For fast prototyping: Leverage 3D printing footwear services (e.g., Stratasys J850 TechStyle) for functional last prototypes in 48 hours—cost: $1,200/set. Then transition to CNC-milled aluminum lasts ($3,800/set) for production. Skip wood lasts unless targeting ultra-luxury—moisture absorption causes ±0.3mm dimensional drift within 3 weeks.
People Also Ask
- What’s the difference between low black sandals and flat black sandals?
- ‘Flat’ refers solely to heel height (0–5mm); ‘low’ indicates overall stack height ≤25mm—including midsole, outsole, and platform. A ‘low’ sandal may have a 12mm heel lift but remain biomechanically stable due to engineered ramp angle (max 4°).
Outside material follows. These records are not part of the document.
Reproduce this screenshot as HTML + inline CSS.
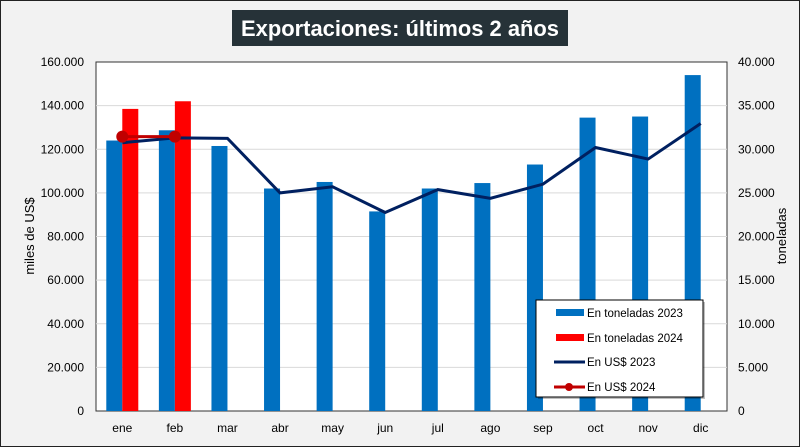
<!DOCTYPE html>
<html><head><meta charset="utf-8"><style>
body{margin:0;background:#fff}
svg{display:block;font-family:"Liberation Sans",sans-serif}
</style></head><body>
<svg id="c" width="800" height="447">
<rect x="0.5" y="0.5" width="799" height="446" fill="#f2f2f2" stroke="#222"/>
<rect x="232" y="10" width="336" height="36" fill="#263238"/>
<text x="400" y="36" text-anchor="middle" font-size="22" font-weight="bold" fill="#fff" textLength="318" lengthAdjust="spacingAndGlyphs">Exportaciones: últimos 2 años</text>
<rect x="96" y="62" width="631" height="349" fill="#fff" stroke="#333"/>
<g id="grid"></g><g id="bars"></g><g id="lines"></g><g id="axes"></g>
<text transform="translate(34,236) rotate(-90)" text-anchor="middle" font-size="13" fill="#000">miles de US$</text>
<text transform="translate(786,236) rotate(-90)" text-anchor="middle" font-size="13" fill="#000">toneladas</text>
<g>
<rect x="538" y="302" width="167" height="97" fill="#000" opacity="0.25"/>
<rect x="536" y="300" width="167" height="97" fill="#fff" stroke="#000"/>
<rect x="556" y="309" width="28" height="7" fill="#0070c0"/>
<text x="587" y="317" font-size="11.5">En toneladas 2023</text>
<rect x="556" y="334" width="28" height="7" fill="#ff0000"/>
<text x="587" y="342" font-size="11.5">En toneladas 2024</text>
<line x1="554" y1="362" x2="585" y2="362" stroke="#002060" stroke-width="3"/>
<text x="587" y="366" font-size="11.5">En US$ 2023</text>
<line x1="554" y1="387" x2="585" y2="387" stroke="#c00000" stroke-width="3"/>
<circle cx="569" cy="387" r="4" fill="#c00000"/>
<text x="587" y="391" font-size="11.5">En US$ 2024</text>
</g>
</svg>
<script>
const categories=["ene","feb","mar","abr","may","jun","jul","ago","sep","oct","nov","dic"];
const tons2023=[31000,32175,30375,25500,26250,22875,25500,26125,28250,33625,33750,38500];
const tons2024=[34625,35500];
const usd2023=[123000,125200,125000,100000,102800,91000,101500,97500,104000,120800,115500,131800];
const usd2024=[125800,125800];
const leftTicks=["0","20.000","40.000","60.000","80.000","100.000","120.000","140.000","160.000"];
const rightTicks=["0","5.000","10.000","15.000","20.000","25.000","30.000","35.000","40.000"];
const X0=96,X1=727,Y0=411,Y1=62,NS="http://www.w3.org/2000/svg";
const bw=(X1-X0)/categories.length;
const xc=i=>X0+bw*(i+0.5);
const yL=v=>Y0-v/160000*(Y0-Y1);
const yR=v=>Y0-v/40000*(Y0-Y1);
function mk(p,t,a){const e=document.createElementNS(NS,t);for(const k in a)e.setAttribute(k,a[k]);document.getElementById(p).appendChild(e);return e;}
leftTicks.forEach((t,i)=>{const y=Y0-i*(Y0-Y1)/8;
 if(i>0&&i<8){const g=mk("grid","line",{x1:X0,x2:X1,y1:y,y2:y,stroke:"#d9d9d9"});}
 const a=mk("axes","text",{x:84,y:y+4,"text-anchor":"end","font-size":"12"});a.textContent=t;
 const b=mk("axes","text",{x:738,y:y+4,"font-size":"12"});b.textContent=rightTicks[i];
});
categories.forEach((c,i)=>{const t=mk("axes","text",{x:xc(i),y:432,"text-anchor":"middle","font-size":"12"});t.textContent=c;});
tons2023.forEach((v,i)=>{const r=mk("bars","rect",{x:xc(i)-16,y:yR(v),width:16,height:Y0-yR(v),fill:"#0070c0"});});
tons2024.forEach((v,i)=>{const r=mk("bars","rect",{x:xc(i),y:yR(v),width:16,height:Y0-yR(v),fill:"#ff0000"});});
const l1=mk("lines","polyline",{points:usd2023.map((v,i)=>xc(i)+","+yL(v)).join(" "),fill:"none",stroke:"#002060","stroke-width":3});

const l2=mk("lines","polyline",{points:usd2024.map((v,i)=>xc(i)+","+yL(v)).join(" "),fill:"none",stroke:"#c00000","stroke-width":3});

usd2024.forEach((v,i)=>{const c=mk("lines","circle",{cx:xc(i),cy:yL(v),r:6,fill:"#c00000"});});
</script>
</body></html>
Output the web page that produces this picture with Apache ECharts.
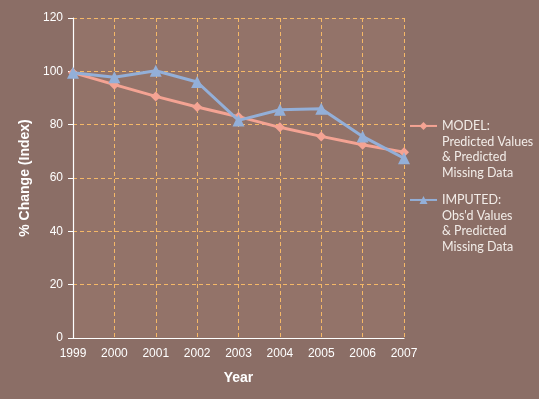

- Can low black sandals meet ISO 20345 safety standards?
- Yes—if designed as S1P: steel toe cap (200J impact), penetration-resistant midsole (1,100N), and SRC slip-resistant outsole. Requires ≥6.5mm TPU outsole thickness and reinforced toe box geometry (tested per EN ISO 20344).
- Are PU foaming and injection molding the same process?
- No. PU foaming mixes polyol/isocyanate prepolymers, then expands in molds under heat/pressure—ideal for lightweight midsoles. Injection molding melts solid TPU pellets and injects them into cooled molds—used for precise outsoles and integrated components.
- How do I verify if a supplier uses genuine full-grain leather?
- Request cross-section microscopy (ASTM D2267) showing intact grain layer and natural pores. Surface-coated ‘genuine leather’ will show polymer film separation under 100x magnification—and fail bend testing (cracks at ≤5,000 cycles vs. full-grain’s ≥25,000).
- Do low black sandals require a shank?
- Rarely. Shankless construction is standard. However, for sandals exceeding 22cm in length (men’s EU 46+), a 0.25mm stainless steel shank improves torsional rigidity by 33% and reduces forefoot splay—critical for all-day wear.
- What’s the shelf life of EVA midsoles in low black sandals?
- 18–24 months when stored at 15–25°C, <60% RH, away from UV. After 24 months, compression set increases by 22% (ISO 18563), causing permanent 3.1mm height loss—impacting stack height compliance.